### SOURCE RECORDS:
◇ ◇ ◇ ◇ ◇ ◇ ◇

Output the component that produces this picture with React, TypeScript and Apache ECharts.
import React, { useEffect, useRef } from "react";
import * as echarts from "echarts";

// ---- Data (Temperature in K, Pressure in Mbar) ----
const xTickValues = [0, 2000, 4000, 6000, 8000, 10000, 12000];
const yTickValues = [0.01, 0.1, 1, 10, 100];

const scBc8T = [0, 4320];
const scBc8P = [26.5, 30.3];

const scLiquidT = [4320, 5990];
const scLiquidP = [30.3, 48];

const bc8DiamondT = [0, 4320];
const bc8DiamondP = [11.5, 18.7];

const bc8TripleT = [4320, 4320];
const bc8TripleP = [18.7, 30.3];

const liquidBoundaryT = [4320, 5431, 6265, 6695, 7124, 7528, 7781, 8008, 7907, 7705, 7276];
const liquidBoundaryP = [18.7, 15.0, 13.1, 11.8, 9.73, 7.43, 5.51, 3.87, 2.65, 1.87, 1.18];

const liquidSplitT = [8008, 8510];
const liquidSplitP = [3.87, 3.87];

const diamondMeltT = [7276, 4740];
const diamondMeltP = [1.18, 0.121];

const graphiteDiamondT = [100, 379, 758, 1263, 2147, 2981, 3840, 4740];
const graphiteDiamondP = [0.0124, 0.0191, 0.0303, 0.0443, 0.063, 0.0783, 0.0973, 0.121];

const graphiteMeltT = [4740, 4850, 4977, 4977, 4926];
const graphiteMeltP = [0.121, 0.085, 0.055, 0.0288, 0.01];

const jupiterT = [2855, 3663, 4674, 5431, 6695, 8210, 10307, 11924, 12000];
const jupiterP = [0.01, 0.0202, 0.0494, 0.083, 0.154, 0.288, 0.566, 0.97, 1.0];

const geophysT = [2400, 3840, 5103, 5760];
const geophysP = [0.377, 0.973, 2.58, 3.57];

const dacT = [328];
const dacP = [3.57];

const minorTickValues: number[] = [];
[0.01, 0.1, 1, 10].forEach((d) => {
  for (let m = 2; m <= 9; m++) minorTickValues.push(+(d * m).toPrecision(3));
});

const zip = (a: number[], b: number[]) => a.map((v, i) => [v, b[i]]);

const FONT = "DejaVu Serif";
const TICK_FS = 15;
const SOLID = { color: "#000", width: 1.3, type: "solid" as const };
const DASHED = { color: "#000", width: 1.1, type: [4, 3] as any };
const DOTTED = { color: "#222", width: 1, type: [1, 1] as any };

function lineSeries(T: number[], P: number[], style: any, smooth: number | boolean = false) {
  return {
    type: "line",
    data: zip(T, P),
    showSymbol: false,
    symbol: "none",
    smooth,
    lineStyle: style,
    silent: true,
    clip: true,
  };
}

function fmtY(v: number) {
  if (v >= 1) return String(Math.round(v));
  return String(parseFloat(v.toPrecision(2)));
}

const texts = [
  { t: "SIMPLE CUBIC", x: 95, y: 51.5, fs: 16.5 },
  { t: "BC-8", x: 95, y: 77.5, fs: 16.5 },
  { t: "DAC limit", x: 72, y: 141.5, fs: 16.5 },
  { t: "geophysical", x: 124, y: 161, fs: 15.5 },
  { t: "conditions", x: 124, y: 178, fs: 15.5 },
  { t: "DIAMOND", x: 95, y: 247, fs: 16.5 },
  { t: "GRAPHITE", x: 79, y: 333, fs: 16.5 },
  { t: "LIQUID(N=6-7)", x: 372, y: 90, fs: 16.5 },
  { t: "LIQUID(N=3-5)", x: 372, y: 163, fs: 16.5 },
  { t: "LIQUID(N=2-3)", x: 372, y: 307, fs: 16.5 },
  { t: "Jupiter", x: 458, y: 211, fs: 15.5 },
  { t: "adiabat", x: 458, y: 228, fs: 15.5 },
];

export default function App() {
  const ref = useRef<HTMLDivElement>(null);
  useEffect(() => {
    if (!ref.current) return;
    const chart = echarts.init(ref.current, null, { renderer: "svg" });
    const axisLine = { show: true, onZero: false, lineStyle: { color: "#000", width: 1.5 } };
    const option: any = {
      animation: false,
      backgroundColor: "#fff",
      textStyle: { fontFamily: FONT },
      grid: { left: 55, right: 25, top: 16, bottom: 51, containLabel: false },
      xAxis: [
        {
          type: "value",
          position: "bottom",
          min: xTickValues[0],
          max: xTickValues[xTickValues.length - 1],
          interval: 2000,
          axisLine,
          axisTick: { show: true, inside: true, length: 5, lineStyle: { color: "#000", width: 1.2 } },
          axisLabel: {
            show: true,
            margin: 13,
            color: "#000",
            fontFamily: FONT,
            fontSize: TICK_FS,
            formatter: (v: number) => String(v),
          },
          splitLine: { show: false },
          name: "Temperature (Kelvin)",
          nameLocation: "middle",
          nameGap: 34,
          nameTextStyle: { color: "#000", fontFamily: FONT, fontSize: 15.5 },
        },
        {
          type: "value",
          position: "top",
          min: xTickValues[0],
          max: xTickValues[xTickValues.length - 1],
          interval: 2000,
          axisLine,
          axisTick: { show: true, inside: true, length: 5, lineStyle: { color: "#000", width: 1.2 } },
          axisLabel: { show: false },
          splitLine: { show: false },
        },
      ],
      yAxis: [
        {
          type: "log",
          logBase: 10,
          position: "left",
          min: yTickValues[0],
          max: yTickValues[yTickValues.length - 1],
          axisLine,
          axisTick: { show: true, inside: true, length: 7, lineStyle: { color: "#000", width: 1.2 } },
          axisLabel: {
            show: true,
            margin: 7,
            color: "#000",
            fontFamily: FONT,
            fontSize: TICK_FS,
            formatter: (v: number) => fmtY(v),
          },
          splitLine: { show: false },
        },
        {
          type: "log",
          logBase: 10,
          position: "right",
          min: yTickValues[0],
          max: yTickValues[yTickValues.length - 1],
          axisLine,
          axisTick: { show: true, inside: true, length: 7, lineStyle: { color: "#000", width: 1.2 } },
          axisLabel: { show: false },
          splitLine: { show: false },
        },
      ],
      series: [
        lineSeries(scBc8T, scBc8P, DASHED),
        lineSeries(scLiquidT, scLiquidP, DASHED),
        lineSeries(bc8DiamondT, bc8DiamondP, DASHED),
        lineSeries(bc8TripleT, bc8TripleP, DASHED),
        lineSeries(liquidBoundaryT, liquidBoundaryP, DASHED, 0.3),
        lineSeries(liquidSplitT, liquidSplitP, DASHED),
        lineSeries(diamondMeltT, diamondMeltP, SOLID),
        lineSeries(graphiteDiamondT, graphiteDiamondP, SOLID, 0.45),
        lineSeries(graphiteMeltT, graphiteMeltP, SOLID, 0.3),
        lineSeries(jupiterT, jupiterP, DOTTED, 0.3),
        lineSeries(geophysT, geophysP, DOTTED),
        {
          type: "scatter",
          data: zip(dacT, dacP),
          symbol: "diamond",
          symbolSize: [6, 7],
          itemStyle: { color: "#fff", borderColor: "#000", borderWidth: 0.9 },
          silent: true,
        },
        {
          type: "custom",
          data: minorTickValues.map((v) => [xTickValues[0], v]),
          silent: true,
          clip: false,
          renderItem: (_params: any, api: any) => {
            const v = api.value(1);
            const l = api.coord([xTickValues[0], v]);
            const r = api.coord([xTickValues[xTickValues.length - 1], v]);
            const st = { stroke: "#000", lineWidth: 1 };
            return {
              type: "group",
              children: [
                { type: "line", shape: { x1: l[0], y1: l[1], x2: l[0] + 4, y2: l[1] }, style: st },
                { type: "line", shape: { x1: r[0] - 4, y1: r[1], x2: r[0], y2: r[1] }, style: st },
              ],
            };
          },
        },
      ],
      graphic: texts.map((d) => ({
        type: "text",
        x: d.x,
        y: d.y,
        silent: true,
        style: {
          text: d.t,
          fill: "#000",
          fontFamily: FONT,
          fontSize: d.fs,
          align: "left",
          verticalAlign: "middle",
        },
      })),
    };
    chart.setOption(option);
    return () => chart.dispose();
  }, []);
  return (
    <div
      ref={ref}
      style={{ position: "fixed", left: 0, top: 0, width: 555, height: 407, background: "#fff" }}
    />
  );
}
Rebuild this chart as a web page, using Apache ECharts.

◇ ◇ ◇ ◇ ◇ ◇ ◇

### WHAT IS EXPECTED:
Exactly as written, please reproduce the lines from the first line of the data to the line containing "const geophysP = [0.377, 0.973, 2.58, 3.57];", inclusive, and nothing else.

### RIGHT ANSWER:
Output the component that produces this picture with React, TypeScript and Apache ECharts.
import React, { useEffect, useRef } from "react";
import * as echarts from "echarts";

// ---- Data (Temperature in K, Pressure in Mbar) ----
const xTickValues = [0, 2000, 4000, 6000, 8000, 10000, 12000];
const yTickValues = [0.01, 0.1, 1, 10, 100];

const scBc8T = [0, 4320];
const scBc8P = [26.5, 30.3];

const scLiquidT = [4320, 5990];
const scLiquidP = [30.3, 48];

const bc8DiamondT = [0, 4320];
const bc8DiamondP = [11.5, 18.7];

const bc8TripleT = [4320, 4320];
const bc8TripleP = [18.7, 30.3];

const liquidBoundaryT = [4320, 5431, 6265, 6695, 7124, 7528, 7781, 8008, 7907, 7705, 7276];
const liquidBoundaryP = [18.7, 15.0, 13.1, 11.8, 9.73, 7.43, 5.51, 3.87, 2.65, 1.87, 1.18];

const liquidSplitT = [8008, 8510];
const liquidSplitP = [3.87, 3.87];

const diamondMeltT = [7276, 4740];
const diamondMeltP = [1.18, 0.121];

const graphiteDiamondT = [100, 379, 758, 1263, 2147, 2981, 3840, 4740];
const graphiteDiamondP = [0.0124, 0.0191, 0.0303, 0.0443, 0.063, 0.0783, 0.0973, 0.121];

const graphiteMeltT = [4740, 4850, 4977, 4977, 4926];
const graphiteMeltP = [0.121, 0.085, 0.055, 0.0288, 0.01];

const jupiterT = [2855, 3663, 4674, 5431, 6695, 8210, 10307, 11924, 12000];
const jupiterP = [0.01, 0.0202, 0.0494, 0.083, 0.154, 0.288, 0.566, 0.97, 1.0];

const geophysT = [2400, 3840, 5103, 5760];
const geophysP = [0.377, 0.973, 2.58, 3.57];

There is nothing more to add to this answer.